• [Working data]:
——————————

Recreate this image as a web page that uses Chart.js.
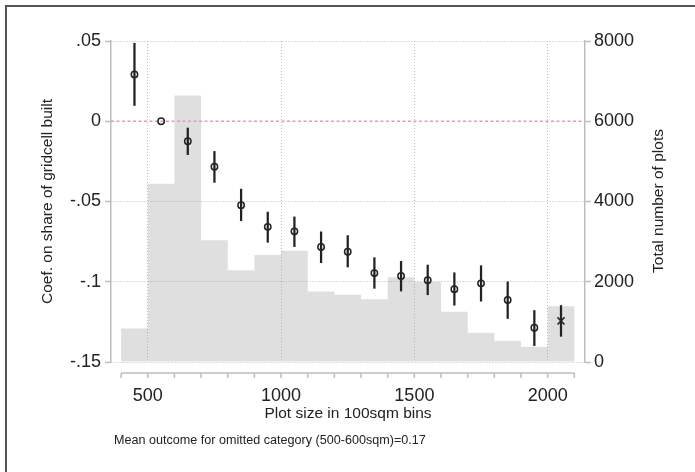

——————————

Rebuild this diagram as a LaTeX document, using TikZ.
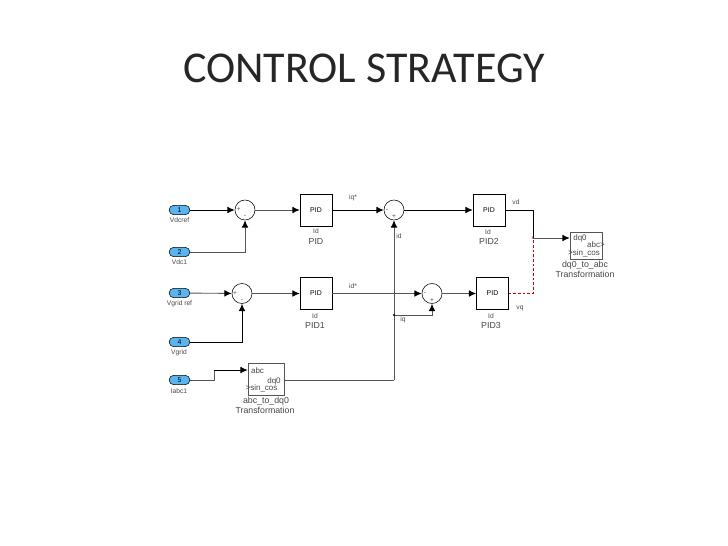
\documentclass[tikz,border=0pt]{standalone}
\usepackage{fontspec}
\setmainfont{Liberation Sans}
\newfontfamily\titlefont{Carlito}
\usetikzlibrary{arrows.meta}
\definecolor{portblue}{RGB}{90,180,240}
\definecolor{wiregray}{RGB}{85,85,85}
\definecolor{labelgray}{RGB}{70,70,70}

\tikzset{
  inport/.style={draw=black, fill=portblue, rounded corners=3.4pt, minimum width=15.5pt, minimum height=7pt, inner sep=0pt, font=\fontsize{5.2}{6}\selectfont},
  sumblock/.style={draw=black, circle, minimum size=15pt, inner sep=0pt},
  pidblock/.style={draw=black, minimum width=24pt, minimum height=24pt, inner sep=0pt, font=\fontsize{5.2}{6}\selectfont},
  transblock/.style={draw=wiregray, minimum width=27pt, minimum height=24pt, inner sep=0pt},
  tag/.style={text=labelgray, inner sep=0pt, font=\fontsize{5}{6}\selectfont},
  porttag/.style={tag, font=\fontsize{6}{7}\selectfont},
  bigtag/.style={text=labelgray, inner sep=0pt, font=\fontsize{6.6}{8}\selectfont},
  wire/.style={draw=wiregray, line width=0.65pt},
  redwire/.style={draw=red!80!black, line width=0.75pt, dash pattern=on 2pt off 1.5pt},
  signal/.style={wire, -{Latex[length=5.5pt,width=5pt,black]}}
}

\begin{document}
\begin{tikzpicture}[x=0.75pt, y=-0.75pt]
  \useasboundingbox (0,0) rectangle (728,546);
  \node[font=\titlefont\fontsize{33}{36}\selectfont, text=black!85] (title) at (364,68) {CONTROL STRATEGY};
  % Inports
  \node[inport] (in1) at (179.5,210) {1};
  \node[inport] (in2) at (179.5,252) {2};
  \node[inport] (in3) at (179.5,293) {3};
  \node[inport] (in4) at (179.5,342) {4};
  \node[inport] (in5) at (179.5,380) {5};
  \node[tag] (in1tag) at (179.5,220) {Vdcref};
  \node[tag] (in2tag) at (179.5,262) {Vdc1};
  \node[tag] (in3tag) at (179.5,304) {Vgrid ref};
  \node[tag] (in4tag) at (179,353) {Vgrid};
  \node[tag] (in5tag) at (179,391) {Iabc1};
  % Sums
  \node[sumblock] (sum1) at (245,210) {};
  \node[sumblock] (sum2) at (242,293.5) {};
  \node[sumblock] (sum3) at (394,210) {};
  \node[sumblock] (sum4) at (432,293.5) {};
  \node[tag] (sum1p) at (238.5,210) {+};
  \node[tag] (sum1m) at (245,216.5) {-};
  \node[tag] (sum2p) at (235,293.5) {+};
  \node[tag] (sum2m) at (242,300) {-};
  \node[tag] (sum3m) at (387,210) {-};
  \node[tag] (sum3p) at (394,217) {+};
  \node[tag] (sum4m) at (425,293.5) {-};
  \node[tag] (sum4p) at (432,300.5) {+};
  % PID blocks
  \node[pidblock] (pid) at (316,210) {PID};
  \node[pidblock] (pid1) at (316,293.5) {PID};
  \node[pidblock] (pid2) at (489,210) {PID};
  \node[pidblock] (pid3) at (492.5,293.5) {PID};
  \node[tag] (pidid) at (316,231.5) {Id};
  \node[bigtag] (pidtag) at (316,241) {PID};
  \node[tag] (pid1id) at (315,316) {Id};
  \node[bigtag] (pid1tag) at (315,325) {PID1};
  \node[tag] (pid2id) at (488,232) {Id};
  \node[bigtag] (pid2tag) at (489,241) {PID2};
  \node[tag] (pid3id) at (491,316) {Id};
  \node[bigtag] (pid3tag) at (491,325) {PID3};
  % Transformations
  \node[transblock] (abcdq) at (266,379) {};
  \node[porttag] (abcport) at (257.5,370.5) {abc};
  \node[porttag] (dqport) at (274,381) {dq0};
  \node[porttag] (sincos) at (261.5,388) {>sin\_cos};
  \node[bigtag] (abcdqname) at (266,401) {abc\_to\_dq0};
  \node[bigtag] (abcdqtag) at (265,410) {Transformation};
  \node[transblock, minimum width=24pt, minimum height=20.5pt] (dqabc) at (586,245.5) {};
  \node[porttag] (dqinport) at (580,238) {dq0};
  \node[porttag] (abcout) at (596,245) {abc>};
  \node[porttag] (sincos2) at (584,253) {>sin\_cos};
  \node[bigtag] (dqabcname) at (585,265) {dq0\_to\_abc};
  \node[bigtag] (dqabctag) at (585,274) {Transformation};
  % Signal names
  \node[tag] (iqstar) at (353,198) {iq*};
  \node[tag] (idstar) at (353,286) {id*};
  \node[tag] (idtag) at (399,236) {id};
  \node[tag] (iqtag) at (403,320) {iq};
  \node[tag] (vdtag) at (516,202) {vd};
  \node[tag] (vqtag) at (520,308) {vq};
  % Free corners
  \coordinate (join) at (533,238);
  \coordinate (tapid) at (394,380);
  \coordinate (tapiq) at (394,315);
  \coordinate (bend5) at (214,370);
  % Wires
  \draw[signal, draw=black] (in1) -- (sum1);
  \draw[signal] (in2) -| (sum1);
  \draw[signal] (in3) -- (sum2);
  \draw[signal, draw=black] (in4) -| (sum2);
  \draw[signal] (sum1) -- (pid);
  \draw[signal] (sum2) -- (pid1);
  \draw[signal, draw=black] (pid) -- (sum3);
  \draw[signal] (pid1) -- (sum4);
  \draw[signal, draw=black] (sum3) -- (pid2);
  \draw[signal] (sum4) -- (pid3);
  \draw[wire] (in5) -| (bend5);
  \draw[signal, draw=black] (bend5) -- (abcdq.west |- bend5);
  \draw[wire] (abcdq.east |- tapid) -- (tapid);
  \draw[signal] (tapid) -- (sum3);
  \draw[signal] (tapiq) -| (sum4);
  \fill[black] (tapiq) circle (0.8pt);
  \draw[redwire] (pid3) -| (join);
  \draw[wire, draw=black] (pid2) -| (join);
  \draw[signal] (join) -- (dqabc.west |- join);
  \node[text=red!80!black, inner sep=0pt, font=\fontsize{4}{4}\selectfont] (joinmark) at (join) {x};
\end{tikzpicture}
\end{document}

——————————

• [Goal]: Collect each line containing the string "this".

• [Exercise solution]:
Recreate this image as a web page that uses Chart.js.
Rebuild this diagram as a LaTeX document, using TikZ.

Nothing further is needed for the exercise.